GOAL => Look through the records below, and copy out every line that holds the string "this".

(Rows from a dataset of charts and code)

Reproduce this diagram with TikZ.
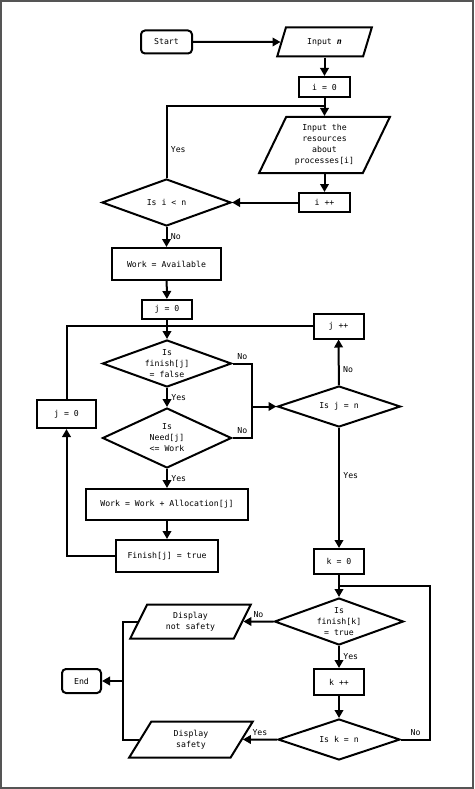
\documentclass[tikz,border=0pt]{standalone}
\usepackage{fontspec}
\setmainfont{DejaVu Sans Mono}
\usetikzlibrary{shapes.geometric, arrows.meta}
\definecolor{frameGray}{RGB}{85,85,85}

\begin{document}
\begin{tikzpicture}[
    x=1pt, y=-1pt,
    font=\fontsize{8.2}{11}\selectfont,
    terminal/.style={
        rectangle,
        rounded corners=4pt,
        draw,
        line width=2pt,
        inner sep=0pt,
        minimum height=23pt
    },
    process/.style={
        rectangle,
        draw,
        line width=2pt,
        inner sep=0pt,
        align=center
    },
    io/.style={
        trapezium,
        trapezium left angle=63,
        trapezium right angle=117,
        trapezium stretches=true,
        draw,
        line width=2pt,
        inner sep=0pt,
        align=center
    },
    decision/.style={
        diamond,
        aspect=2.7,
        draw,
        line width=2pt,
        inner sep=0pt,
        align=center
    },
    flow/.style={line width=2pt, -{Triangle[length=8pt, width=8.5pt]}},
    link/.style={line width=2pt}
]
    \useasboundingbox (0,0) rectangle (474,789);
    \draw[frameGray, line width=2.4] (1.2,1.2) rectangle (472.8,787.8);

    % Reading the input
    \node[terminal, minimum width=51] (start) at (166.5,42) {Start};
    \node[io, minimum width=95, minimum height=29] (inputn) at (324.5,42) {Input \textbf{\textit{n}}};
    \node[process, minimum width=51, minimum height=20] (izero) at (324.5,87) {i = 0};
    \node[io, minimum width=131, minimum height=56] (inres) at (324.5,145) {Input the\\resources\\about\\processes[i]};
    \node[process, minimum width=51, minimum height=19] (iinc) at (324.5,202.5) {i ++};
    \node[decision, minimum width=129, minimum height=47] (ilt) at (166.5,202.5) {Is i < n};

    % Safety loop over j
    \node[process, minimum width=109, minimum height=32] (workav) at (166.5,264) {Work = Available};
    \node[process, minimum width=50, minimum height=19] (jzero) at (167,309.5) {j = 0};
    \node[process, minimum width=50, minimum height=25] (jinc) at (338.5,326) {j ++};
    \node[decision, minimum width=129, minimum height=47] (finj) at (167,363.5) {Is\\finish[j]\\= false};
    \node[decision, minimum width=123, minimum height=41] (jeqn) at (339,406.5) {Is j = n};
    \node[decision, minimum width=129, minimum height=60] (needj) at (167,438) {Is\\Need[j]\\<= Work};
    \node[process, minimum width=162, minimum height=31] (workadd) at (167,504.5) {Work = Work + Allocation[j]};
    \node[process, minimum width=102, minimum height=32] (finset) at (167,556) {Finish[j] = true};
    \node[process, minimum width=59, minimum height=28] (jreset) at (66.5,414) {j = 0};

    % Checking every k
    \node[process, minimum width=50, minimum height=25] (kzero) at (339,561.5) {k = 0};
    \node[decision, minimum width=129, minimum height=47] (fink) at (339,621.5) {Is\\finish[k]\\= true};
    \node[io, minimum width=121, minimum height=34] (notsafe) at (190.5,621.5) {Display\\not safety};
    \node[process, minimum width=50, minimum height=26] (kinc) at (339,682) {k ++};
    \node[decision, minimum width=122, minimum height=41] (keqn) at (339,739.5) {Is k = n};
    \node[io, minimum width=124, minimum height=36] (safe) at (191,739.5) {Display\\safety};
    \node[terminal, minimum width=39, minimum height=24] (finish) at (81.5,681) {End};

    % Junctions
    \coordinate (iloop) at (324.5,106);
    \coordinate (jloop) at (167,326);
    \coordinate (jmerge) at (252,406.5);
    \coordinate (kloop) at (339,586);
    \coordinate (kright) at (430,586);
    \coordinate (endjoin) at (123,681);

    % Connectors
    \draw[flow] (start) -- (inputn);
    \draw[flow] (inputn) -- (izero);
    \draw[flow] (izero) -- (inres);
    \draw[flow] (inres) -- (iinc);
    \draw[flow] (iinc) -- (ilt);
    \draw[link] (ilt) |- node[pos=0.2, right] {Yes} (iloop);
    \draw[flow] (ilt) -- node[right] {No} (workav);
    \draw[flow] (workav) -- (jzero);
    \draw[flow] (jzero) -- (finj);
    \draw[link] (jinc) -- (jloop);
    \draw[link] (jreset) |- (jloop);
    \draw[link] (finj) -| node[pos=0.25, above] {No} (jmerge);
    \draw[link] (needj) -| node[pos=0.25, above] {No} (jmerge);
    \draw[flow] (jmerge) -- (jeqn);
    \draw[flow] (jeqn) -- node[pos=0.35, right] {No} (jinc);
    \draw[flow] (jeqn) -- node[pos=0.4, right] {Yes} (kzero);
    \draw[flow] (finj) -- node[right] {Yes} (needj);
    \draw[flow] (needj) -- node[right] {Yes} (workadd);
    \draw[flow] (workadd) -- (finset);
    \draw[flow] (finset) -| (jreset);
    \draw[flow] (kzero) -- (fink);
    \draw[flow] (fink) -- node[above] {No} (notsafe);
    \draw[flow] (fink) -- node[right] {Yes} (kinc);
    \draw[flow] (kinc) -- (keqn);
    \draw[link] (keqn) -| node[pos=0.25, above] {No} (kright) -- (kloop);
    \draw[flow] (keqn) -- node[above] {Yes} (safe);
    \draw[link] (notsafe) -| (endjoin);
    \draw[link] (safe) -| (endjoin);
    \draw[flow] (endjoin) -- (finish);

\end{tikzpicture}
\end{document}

* * *

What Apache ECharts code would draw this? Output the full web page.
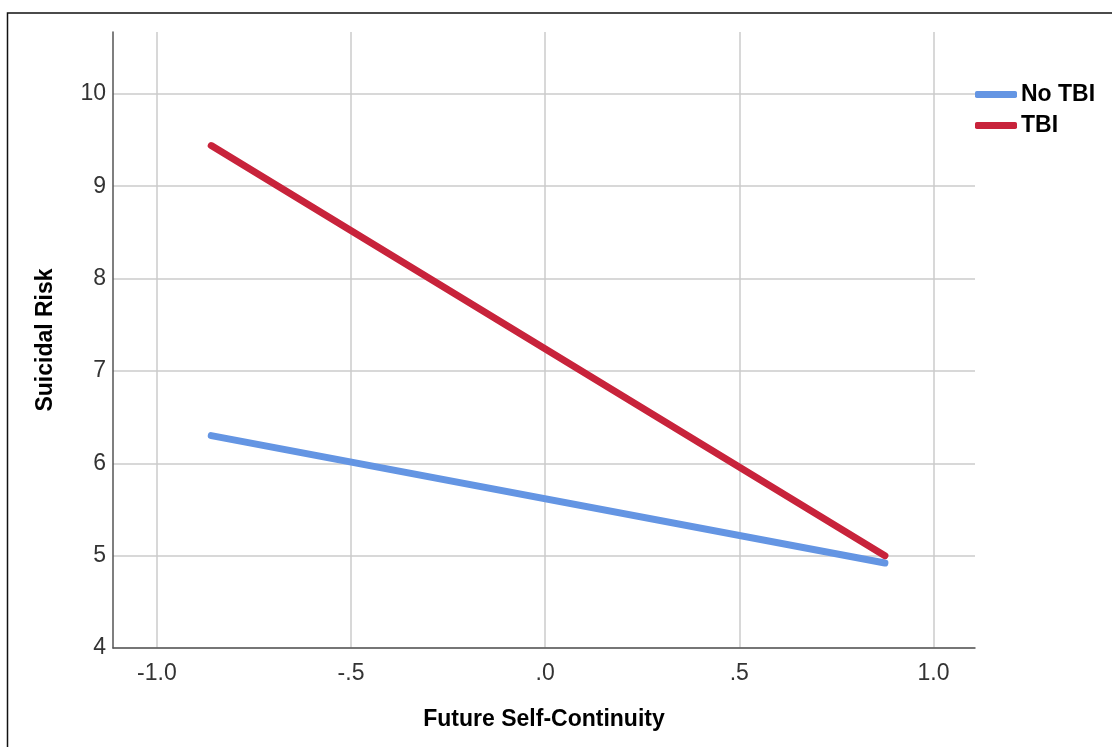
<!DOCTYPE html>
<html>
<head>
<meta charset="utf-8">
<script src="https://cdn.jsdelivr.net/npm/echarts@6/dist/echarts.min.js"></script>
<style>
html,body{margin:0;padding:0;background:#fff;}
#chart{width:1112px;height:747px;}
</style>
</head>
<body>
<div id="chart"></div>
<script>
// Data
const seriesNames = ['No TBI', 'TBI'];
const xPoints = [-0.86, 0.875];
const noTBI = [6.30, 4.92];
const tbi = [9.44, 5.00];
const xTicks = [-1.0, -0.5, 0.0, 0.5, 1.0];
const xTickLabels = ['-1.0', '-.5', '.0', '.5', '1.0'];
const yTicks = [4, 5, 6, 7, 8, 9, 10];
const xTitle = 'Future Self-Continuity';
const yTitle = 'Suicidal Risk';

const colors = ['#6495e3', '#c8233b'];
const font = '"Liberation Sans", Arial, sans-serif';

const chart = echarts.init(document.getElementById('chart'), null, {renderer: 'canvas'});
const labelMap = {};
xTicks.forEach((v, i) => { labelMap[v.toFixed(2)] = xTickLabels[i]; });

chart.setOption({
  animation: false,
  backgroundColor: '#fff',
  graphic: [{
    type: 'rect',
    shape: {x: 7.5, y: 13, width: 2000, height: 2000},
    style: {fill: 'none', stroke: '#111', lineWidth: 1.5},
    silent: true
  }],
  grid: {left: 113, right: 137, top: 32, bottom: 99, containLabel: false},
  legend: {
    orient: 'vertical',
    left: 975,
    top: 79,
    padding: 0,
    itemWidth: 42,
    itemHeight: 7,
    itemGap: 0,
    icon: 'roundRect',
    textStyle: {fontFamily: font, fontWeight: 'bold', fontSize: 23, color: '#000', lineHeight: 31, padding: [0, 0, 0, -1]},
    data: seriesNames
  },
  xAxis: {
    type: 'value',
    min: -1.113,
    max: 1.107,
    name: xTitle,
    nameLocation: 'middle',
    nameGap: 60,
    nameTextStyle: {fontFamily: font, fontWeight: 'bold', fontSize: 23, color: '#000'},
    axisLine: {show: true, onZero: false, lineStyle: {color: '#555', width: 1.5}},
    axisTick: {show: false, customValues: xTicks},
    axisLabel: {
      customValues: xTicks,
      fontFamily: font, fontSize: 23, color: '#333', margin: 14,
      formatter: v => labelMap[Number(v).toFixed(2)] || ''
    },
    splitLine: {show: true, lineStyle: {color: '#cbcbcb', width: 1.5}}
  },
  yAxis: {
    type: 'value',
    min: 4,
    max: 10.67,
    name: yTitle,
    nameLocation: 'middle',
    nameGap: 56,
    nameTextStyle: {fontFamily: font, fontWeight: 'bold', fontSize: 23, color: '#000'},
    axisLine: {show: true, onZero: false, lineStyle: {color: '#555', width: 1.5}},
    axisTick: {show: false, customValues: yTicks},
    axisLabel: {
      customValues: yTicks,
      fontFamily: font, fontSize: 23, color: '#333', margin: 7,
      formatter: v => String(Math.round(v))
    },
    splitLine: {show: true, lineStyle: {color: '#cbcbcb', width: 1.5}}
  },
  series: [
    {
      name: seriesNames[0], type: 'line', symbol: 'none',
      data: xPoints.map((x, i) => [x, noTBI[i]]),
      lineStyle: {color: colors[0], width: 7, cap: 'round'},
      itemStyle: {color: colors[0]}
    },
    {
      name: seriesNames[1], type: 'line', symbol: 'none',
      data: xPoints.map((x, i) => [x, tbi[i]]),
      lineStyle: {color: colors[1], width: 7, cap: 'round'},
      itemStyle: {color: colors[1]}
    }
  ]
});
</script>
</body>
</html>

FULL SOLUTION =>
Reproduce this diagram with TikZ.
What Apache ECharts code would draw this? Output the full web page.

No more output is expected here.